In support of his counterclaim the appellant offered in evidence a bond executed by the said Adams as principal, with himself and the said Ben Yankelewitch as sureties. This bond set forth that the said Adams had applied to said company for a loan of $100,000 for the construction of the aforesaid apartment building, and provided that said Adams should keep said building free and clear of all liens of laborers, materialmen, and others. Appellant testified that as such surety he had paid over $10,000 and that therefore, respondent Ben Yankelewitch, as his cosurety, owed him $5,000. Appellant is contradicted in his testimony by his son, W.E. Beach, who testified on cross-examination that appellant had never paid anything to the laborers, materialmen or others who furnished labor or material in the construction of said building, from his personal funds. However, it appears that this is an attempt to set off the individual debt of a partner, against an action upon a claim owing to the partnership.
Section 438 of the Code of Civil Procedure provides: "The counterclaim mentioned in section 437 must tend to diminish or defeat the plaintiff's recovery, and must exist in favor of a defendant and against a plaintiff between whom a several judgment might be had in the action."
In this state the common-law rule has been expressly enacted by section 2442 of the Civil Code, which declares *Page 634 the liability of a copartner to be joint. Under the facts of this case a separate judgment could not be had against only one of the partners. (Miner v.
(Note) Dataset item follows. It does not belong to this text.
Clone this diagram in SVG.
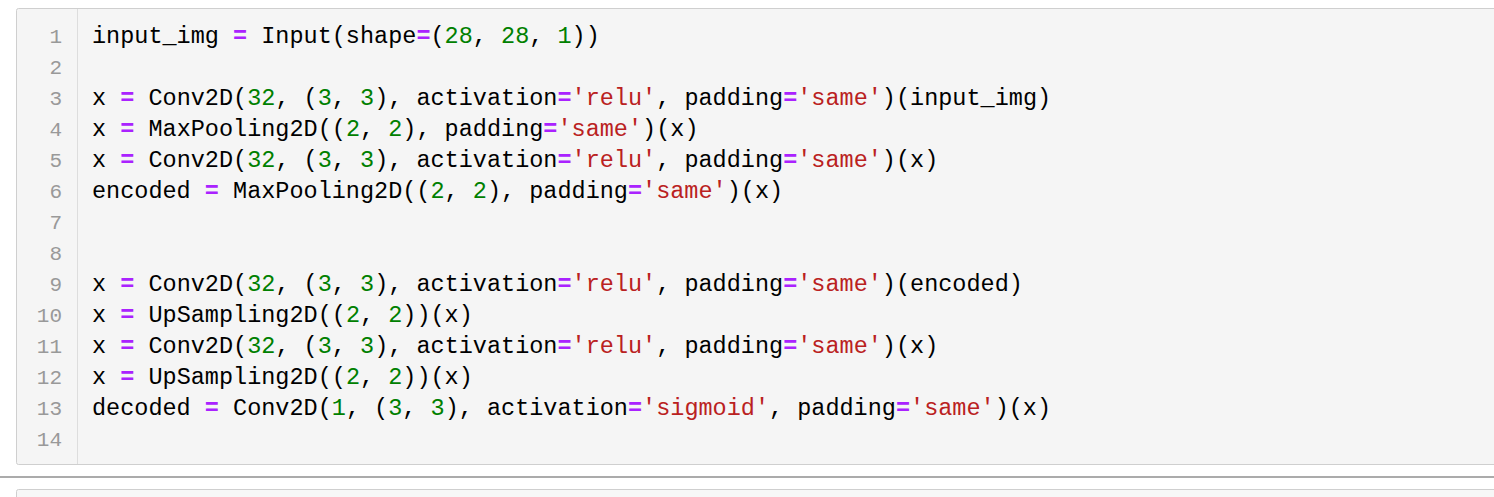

Rickey, 5 Cal. App. 451 [90 P. 718];Harrison v. McCormick, 69 Cal. 616 [11 P. 456].)
In an action on a partnership demand the defendant cannot set off an individual debt from one of the partners. (McNutt v.Hannon, 183 Cal. 537 [191 P. 1108]; Flynn v. Seale,2 Cal. App. 665 [84 P. 263]; 24 R.C.L. 869.) A claim against one partner is not a good counterclaim in an action upon a claim due the firm. (25 Am. Eng. Ency. of Law, 578.)
We find no errors justifying a reversal of this case.
The judgment is affirmed.
Preston, P.J., and Thompson (R.L.), J., concurred.